Jamaal Stewart is East Nashville High’s head football coach, but his actual job stretches far beyond the gridiron.
- “We’re more than just football coaches,” Stewart, an East Nashville native and rising star in Tennessee prep football, tells Axios. “We’re Uber drivers, we’re parents. We cook for them. It’s so many hats we have to wear.”
- “I have two daughters myself, but I spend more time with (my players) a lot of the time.”
Why it matters: Stewart’s approach has paid off for the Eagles, who last Friday won the first region title in school history and are steamrolling into the playoffs.
Context: Located in the epicenter of East Nashville’s affluent Five Points area, East Nashville High is a working-class school. According to the most recent state data, 43% of the students are economically disadvantaged.
- Stewart hopes the on-field success will lead to community support for the cash-strapped program.
- Several local businesses have donated money, while Noble’s Kitchen and Beer Hall partnered with nonprofit Foundation for Athletics in Nashville, Inc. to feed the football team, cheerleading squad, and band members prior to tonight’s game.
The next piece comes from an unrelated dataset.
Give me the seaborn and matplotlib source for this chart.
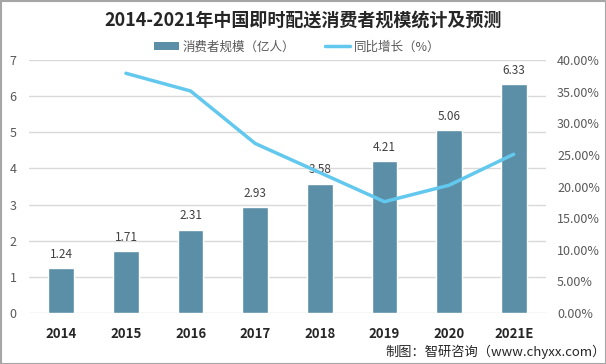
import matplotlib
matplotlib.use("Agg")
import matplotlib.pyplot as plt
import seaborn as sns
import pandas as pd
import numpy as np
from matplotlib.patches import Patch, Rectangle
from matplotlib.lines import Line2D
from matplotlib.ticker import FuncFormatter

years = ["2014", "2015", "2016", "2017", "2018", "2019", "2020", "2021E"]
consumers = [1.24, 1.71, 2.31, 2.93, 3.58, 4.21, 5.06, 6.33]
growth = [None, 37.9, 35.1, 26.8, 22.2, 17.6, 20.2, 25.1]
left_ticks = [0, 1, 2, 3, 4, 5, 6, 7]
right_ticks = [0, 5, 10, 15, 20, 25, 30, 35, 40]

sns.set_theme(style="white")
plt.rcParams['font.family'] = ['Noto Sans CJK SC', 'DejaVu Sans']

bar_color = "#5B8FA7"
line_color = "#62C8EE"
grid_color = "#D9D9D9"
tick_color = "#595959"

df = pd.DataFrame({"year": years, "consumers": consumers,
                   "growth": [np.nan if g is None else g for g in growth]})
df["idx"] = np.arange(len(years))

fig = plt.figure(figsize=(6.06, 3.64), dpi=100)
ax = fig.add_axes([29/606, 1-313/364, (546-29)/606, (313-60)/364])

sns.barplot(data=df, x="year", y="consumers", color=bar_color, width=0.4,
            saturation=1, ax=ax, zorder=3)
ax.set_ylim(0, 7)
ax.set_xlim(-0.5, len(years)-0.5)
ax.set_yticks(left_ticks)
ax.yaxis.grid(True, color=grid_color, linewidth=1, zorder=0)
ax.set_axisbelow(True)
for s in ax.spines.values():
    s.set_visible(False)
ax.set_xlabel("")
ax.set_ylabel("")
ax.tick_params(axis="y", length=0, labelsize=9, labelcolor=tick_color, pad=9)
ax.tick_params(axis="x", length=0, labelsize=9.5, labelcolor="#262626", pad=10)
for lbl in ax.get_xticklabels():
    lbl.set_fontweight("bold")

for i, v in enumerate(consumers):
    ax.text(i, v + 0.2, f"{v:.2f}", ha="center", va="bottom", fontsize=8.5, color="#404040")

ax2 = ax.twinx()
sns.lineplot(data=df, x="idx", y="growth", color=line_color, linewidth=2.5, ax=ax2)
ax2.set_ylim(0, 40)
ax2.set_xlim(-0.5, len(years)-0.5)
ax2.set_yticks(right_ticks)
ax2.yaxis.set_major_formatter(FuncFormatter(lambda v, p: f"{v:.2f}%"))
ax2.set_ylabel("")
ax2.set_xlabel("")
for s in ax2.spines.values():
    s.set_visible(False)
ax2.tick_params(axis="y", length=0, labelsize=9, labelcolor=tick_color, pad=8)

fig.text(0.5, 1-20/364, "2014-2021年中国即时配送消费者规模统计及预测", ha="center", va="center",
         fontsize=13, fontweight="bold", color="#262626")

handles = [Patch(facecolor=bar_color, edgecolor="none"),
           Line2D([0], [0], color=line_color, linewidth=2.5)]
fig.legend(handles, ["消费者规模（亿人）", "同比增长（%）"], loc="center",
           bbox_to_anchor=(0.49, 1-47/364), ncol=2, frameon=False, fontsize=9,
           handlelength=2.0, handleheight=0.6, columnspacing=2.4, handletextpad=0.3,
           labelcolor="#595959")

fig.text(606/606, 1-352/364, "制图：智研咨询（www.chyxx.com）", ha="right", va="center",
         fontsize=9.5, color="#262626")

fig.patches.append(Rectangle((0.5/606, 0.5/364), 1-1/606, 1-1/364, transform=fig.transFigure,
                             fill=False, edgecolor="#A6A6A6", linewidth=1.5))

fig.savefig("out.png", dpi=100)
Details: One big way neighbors can help the team is simply buying a ticket to home playoff games, which kick off tonight at 7pm against White House Heritage at J.J. Keyes Stadium.
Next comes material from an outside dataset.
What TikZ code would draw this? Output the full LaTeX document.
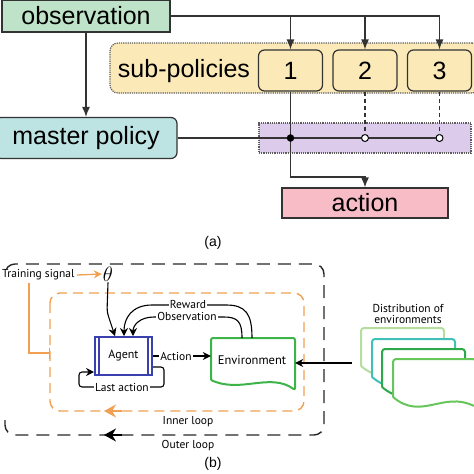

- “We really need a lot more for us to be successful,” Stewart tells Axios. “The high school football budget solely comes from gate tickets and donations. And last year with COVID, we didn’t make any money because we couldn’t have any home games.”
- Stewart has an annual fundraising goal of $40,000. Hosting up to four playoff games could be a golden opportunity for the program to raise money.
What he’s saying: Stewart, 32, says his team is full of “good kids,” but many of them come from single-parent homes and have issues to deal with outside of football.
- “Some of my kids have to work to make ends meet,” Stewart says. “All good kids though. Literally, I’m not just saying that. Really good kids, but some of them have a tough upbringing.”
The bottom line: “This is really the job I’ve always wanted, and it’s good to be back in East Nashville,” says the 2007 Stratford grad. “With all the gentrification going on, the ability to be on my side of town and make a difference is something I always wanted to do.”